Data provided:
# # # # #

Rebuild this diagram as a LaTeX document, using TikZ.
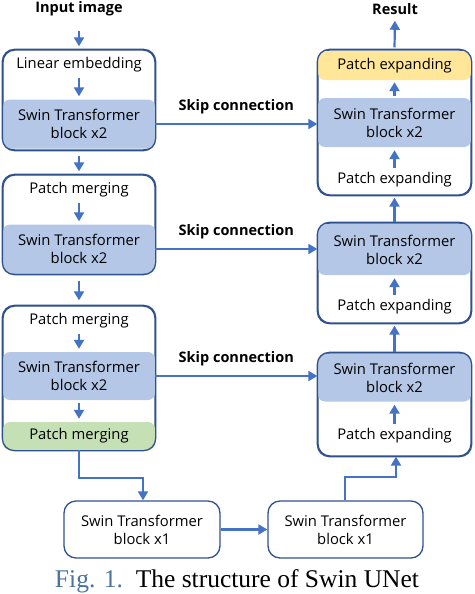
\documentclass[tikz,border=0pt]{standalone}
\usepackage{fontspec}
\setmainfont{Open Sans}
\newfontfamily\capfont{Liberation Serif}
\usetikzlibrary{arrows.meta}
\definecolor{bordc}{RGB}{47,82,143}
\definecolor{arrc}{RGB}{68,114,196}
\definecolor{swinc}{RGB}{180,199,231}
\definecolor{yelc}{RGB}{255,230,153}
\definecolor{grnc}{RGB}{197,224,180}
\definecolor{figc}{RGB}{75,115,160}
\begin{document}
\begin{tikzpicture}[x=1pt,y=-1pt,
  outer/.style={draw=bordc,line width=1.3pt,rounded corners=12pt,minimum width=152pt,inner sep=0pt},
  blk/.style={rounded corners=7pt,minimum width=152pt,inner sep=0pt,align=center,font=\fontsize{14.8}{18}\selectfont},
  lbl/.style={font=\fontsize{14.8}{18}\selectfont,inner sep=0pt},
  blbl/.style={font=\bfseries\fontsize{14.5}{17}\selectfont,inner sep=0pt},
  arr/.style={draw=arrc,line width=2.2pt,-{Triangle[width=10pt,length=9pt]}},
]
\useasboundingbox (0,0) rectangle (474,594);
% titles
\node[blbl] (inp) at (79,9) {Input image};
\node[blbl] (res) at (395,9) {Result};
% left column
\node[outer,minimum height=100pt] (L1) at (79,100) {};
\node[outer,minimum height=99pt] (L2) at (79,224.5) {};
\node[outer,minimum height=144pt] (L3) at (79,378) {};
\node[blk,fill=swinc,minimum height=49pt] (L1s) at (79,124) {Swin Transformer\\block x2};
\node[blk,fill=swinc,minimum height=49pt] (L2s) at (79,249) {Swin Transformer\\block x2};
\node[blk,fill=swinc,minimum height=48pt] (L3s) at (79,376) {Swin Transformer\\block x2};
\node[blk,fill=grnc,minimum height=28pt] (L3g) at (79,436) {Patch merging};
\draw[outer,fill=none] (L1.south west) rectangle (L1.north east);
\draw[outer,fill=none] (L2.south west) rectangle (L2.north east);
\draw[outer,fill=none] (L3.south west) rectangle (L3.north east);
\node[lbl] (L1t) at (79,65) {Linear embedding};
\node[lbl] (L2t) at (79,190) {Patch merging};
\node[lbl] (L3t) at (79,321) {Patch merging};
% right column
\node[outer,minimum height=145pt,minimum width=153pt] (R1) at (394.5,122.5) {};
\node[outer,minimum height=100pt,minimum width=153pt] (R2) at (394.5,273) {};
\node[outer,minimum height=103pt,minimum width=153pt] (R3) at (394.5,404.5) {};
\node[blk,fill=yelc,minimum height=29pt,minimum width=153pt] (R1y) at (394.5,65.5) {Patch expanding};
\node[blk,fill=swinc,minimum height=49pt,minimum width=153pt] (R1s) at (394.5,122.5) {Swin Transformer\\block x2};
\node[blk,fill=swinc,minimum height=51pt,minimum width=153pt] (R2s) at (394.5,249.5) {Swin Transformer\\block x2};
\node[blk,fill=swinc,minimum height=48pt,minimum width=153pt] (R3s) at (394.5,377.5) {Swin Transformer\\block x2};
\draw[outer,fill=none] (R1.south west) rectangle (R1.north east);
\draw[outer,fill=none] (R2.south west) rectangle (R2.north east);
\draw[outer,fill=none] (R3.south west) rectangle (R3.north east);
\node[lbl] (R1t) at (394.5,180) {Patch expanding};
\node[lbl] (R2t) at (394.5,307) {Patch expanding};
\node[lbl] (R3t) at (394.5,436) {Patch expanding};
% bottom
\node[outer,minimum width=156pt,minimum height=57pt,align=center,font=\fontsize{14.8}{18}\selectfont] (B1) at (142,529.5) {Swin Transformer\\block x1};
\node[outer,minimum width=155pt,minimum height=57pt,align=center,font=\fontsize{14.8}{18}\selectfont] (B2) at (345.5,529.5) {Swin Transformer\\block x1};
% arrows left
\draw[arr,shorten <=15pt,shorten >=3pt] (inp.south) -- (L1.north);
\draw[arr,shorten <=5pt,shorten >=3pt] (L1t.south) -- (L1s.north);
\draw[arr,shorten <=5pt,shorten >=3pt] (L1.south) -- (L2.north);
\draw[arr,shorten <=5pt,shorten >=3pt] (L2t.south) -- (L2s.north);
\draw[arr,shorten <=6pt,shorten >=5pt] (L2.south) -- (L3.north);
\draw[arr,shorten <=5pt,shorten >=3pt] (L3t.south) -- (L3s.north);
\draw[arr,shorten <=3pt,shorten >=3pt] (L3s.south) -- (L3g.north);
\coordinate (c1) at (79,478);
\coordinate (c2) at (143,478);
\draw[arr] (L3g.south) -- (c1) -- (c2) -- (c2 |- B1.north);
\draw[arr] (B1.east) -- (B2.west);
\coordinate (c3) at (345,477);
\coordinate (c4) at (396,477);
\draw[arr] (c3 |- B2.north) -- (c3) -- (c4) -- (c4 |- R3.south);
% arrows right
\draw[arr,shorten <=4pt,shorten >=3pt] (R3t.north) -- (R3s.south);
\draw[arr,shorten >=2pt] (R3.north) -- (R2.south);
\draw[arr,shorten <=4pt,shorten >=3pt] (R2t.north) -- (R2s.south);
\draw[arr,shorten >=2pt] (R2.north) -- (R1.south);
\draw[arr,shorten <=4pt,shorten >=3pt] (R1t.north) -- (R1s.south);
\draw[arr,shorten <=2pt,shorten >=2pt] (R1s.north) -- (R1y.south);
\draw[arr,shorten <=2pt,shorten >=6pt] (R1.north) -- (res.south);
% skip connections
\draw[arr] (L1s.east) -- node[blbl,above=9pt] (sk1) {Skip connection} (L1s.east -| R1.west);
\draw[arr] (L2s.east) -- node[blbl,above=9pt] (sk2) {Skip connection} (L2s.east -| R2.west);
\draw[arr] (L3s.east) -- node[blbl,above=9pt] (sk3) {Skip connection} (L3s.east -| R3.west);
% caption
\node[font=\capfont\fontsize{25.5}{28}\selectfont,inner sep=0pt,anchor=base] (cap) at (237,587) {\textcolor{figc}{Fig. 1.}\ \ The structure of Swin UNet};
\end{tikzpicture}
\end{document}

# # # # #

Exercise: Repeat the data in full and exactly. Omit pictures.

Correct answer:
Rebuild this diagram as a LaTeX document, using TikZ.
\documentclass[tikz,border=0pt]{standalone}
\usepackage{fontspec}
\setmainfont{Open Sans}
\newfontfamily\capfont{Liberation Serif}
\usetikzlibrary{arrows.meta}
\definecolor{bordc}{RGB}{47,82,143}
\definecolor{arrc}{RGB}{68,114,196}
\definecolor{swinc}{RGB}{180,199,231}
\definecolor{yelc}{RGB}{255,230,153}
\definecolor{grnc}{RGB}{197,224,180}
\definecolor{figc}{RGB}{75,115,160}
\begin{document}
\begin{tikzpicture}[x=1pt,y=-1pt,
  outer/.style={draw=bordc,line width=1.3pt,rounded corners=12pt,minimum width=152pt,inner sep=0pt},
  blk/.style={rounded corners=7pt,minimum width=152pt,inner sep=0pt,align=center,font=\fontsize{14.8}{18}\selectfont},
  lbl/.style={font=\fontsize{14.8}{18}\selectfont,inner sep=0pt},
  blbl/.style={font=\bfseries\fontsize{14.5}{17}\selectfont,inner sep=0pt},
  arr/.style={draw=arrc,line width=2.2pt,-{Triangle[width=10pt,length=9pt]}},
]
\useasboundingbox (0,0) rectangle (474,594);
% titles
\node[blbl] (inp) at (79,9) {Input image};
\node[blbl] (res) at (395,9) {Result};
% left column
\node[outer,minimum height=100pt] (L1) at (79,100) {};
\node[outer,minimum height=99pt] (L2) at (79,224.5) {};
\node[outer,minimum height=144pt] (L3) at (79,378) {};
\node[blk,fill=swinc,minimum height=49pt] (L1s) at (79,124) {Swin Transformer\\block x2};
\node[blk,fill=swinc,minimum height=49pt] (L2s) at (79,249) {Swin Transformer\\block x2};
\node[blk,fill=swinc,minimum height=48pt] (L3s) at (79,376) {Swin Transformer\\block x2};
\node[blk,fill=grnc,minimum height=28pt] (L3g) at (79,436) {Patch merging};
\draw[outer,fill=none] (L1.south west) rectangle (L1.north east);
\draw[outer,fill=none] (L2.south west) rectangle (L2.north east);
\draw[outer,fill=none] (L3.south west) rectangle (L3.north east);
\node[lbl] (L1t) at (79,65) {Linear embedding};
\node[lbl] (L2t) at (79,190) {Patch merging};
\node[lbl] (L3t) at (79,321) {Patch merging};
% right column
\node[outer,minimum height=145pt,minimum width=153pt] (R1) at (394.5,122.5) {};
\node[outer,minimum height=100pt,minimum width=153pt] (R2) at (394.5,273) {};
\node[outer,minimum height=103pt,minimum width=153pt] (R3) at (394.5,404.5) {};
\node[blk,fill=yelc,minimum height=29pt,minimum width=153pt] (R1y) at (394.5,65.5) {Patch expanding};
\node[blk,fill=swinc,minimum height=49pt,minimum width=153pt] (R1s) at (394.5,122.5) {Swin Transformer\\block x2};
\node[blk,fill=swinc,minimum height=51pt,minimum width=153pt] (R2s) at (394.5,249.5) {Swin Transformer\\block x2};
\node[blk,fill=swinc,minimum height=48pt,minimum width=153pt] (R3s) at (394.5,377.5) {Swin Transformer\\block x2};
\draw[outer,fill=none] (R1.south west) rectangle (R1.north east);
\draw[outer,fill=none] (R2.south west) rectangle (R2.north east);
\draw[outer,fill=none] (R3.south west) rectangle (R3.north east);
\node[lbl] (R1t) at (394.5,180) {Patch expanding};
\node[lbl] (R2t) at (394.5,307) {Patch expanding};
\node[lbl] (R3t) at (394.5,436) {Patch expanding};
% bottom
\node[outer,minimum width=156pt,minimum height=57pt,align=center,font=\fontsize{14.8}{18}\selectfont] (B1) at (142,529.5) {Swin Transformer\\block x1};
\node[outer,minimum width=155pt,minimum height=57pt,align=center,font=\fontsize{14.8}{18}\selectfont] (B2) at (345.5,529.5) {Swin Transformer\\block x1};
% arrows left
\draw[arr,shorten <=15pt,shorten >=3pt] (inp.south) -- (L1.north);
\draw[arr,shorten <=5pt,shorten >=3pt] (L1t.south) -- (L1s.north);
\draw[arr,shorten <=5pt,shorten >=3pt] (L1.south) -- (L2.north);
\draw[arr,shorten <=5pt,shorten >=3pt] (L2t.south) -- (L2s.north);
\draw[arr,shorten <=6pt,shorten >=5pt] (L2.south) -- (L3.north);
\draw[arr,shorten <=5pt,shorten >=3pt] (L3t.south) -- (L3s.north);
\draw[arr,shorten <=3pt,shorten >=3pt] (L3s.south) -- (L3g.north);
\coordinate (c1) at (79,478);
\coordinate (c2) at (143,478);
\draw[arr] (L3g.south) -- (c1) -- (c2) -- (c2 |- B1.north);
\draw[arr] (B1.east) -- (B2.west);
\coordinate (c3) at (345,477);
\coordinate (c4) at (396,477);
\draw[arr] (c3 |- B2.north) -- (c3) -- (c4) -- (c4 |- R3.south);
% arrows right
\draw[arr,shorten <=4pt,shorten >=3pt] (R3t.north) -- (R3s.south);
\draw[arr,shorten >=2pt] (R3.north) -- (R2.south);
\draw[arr,shorten <=4pt,shorten >=3pt] (R2t.north) -- (R2s.south);
\draw[arr,shorten >=2pt] (R2.north) -- (R1.south);
\draw[arr,shorten <=4pt,shorten >=3pt] (R1t.north) -- (R1s.south);
\draw[arr,shorten <=2pt,shorten >=2pt] (R1s.north) -- (R1y.south);
\draw[arr,shorten <=2pt,shorten >=6pt] (R1.north) -- (res.south);
% skip connections
\draw[arr] (L1s.east) -- node[blbl,above=9pt] (sk1) {Skip connection} (L1s.east -| R1.west);
\draw[arr] (L2s.east) -- node[blbl,above=9pt] (sk2) {Skip connection} (L2s.east -| R2.west);
\draw[arr] (L3s.east) -- node[blbl,above=9pt] (sk3) {Skip connection} (L3s.east -| R3.west);
% caption
\node[font=\capfont\fontsize{25.5}{28}\selectfont,inner sep=0pt,anchor=base] (cap) at (237,587) {\textcolor{figc}{Fig. 1.}\ \ The structure of Swin UNet};
\end{tikzpicture}
\end{document}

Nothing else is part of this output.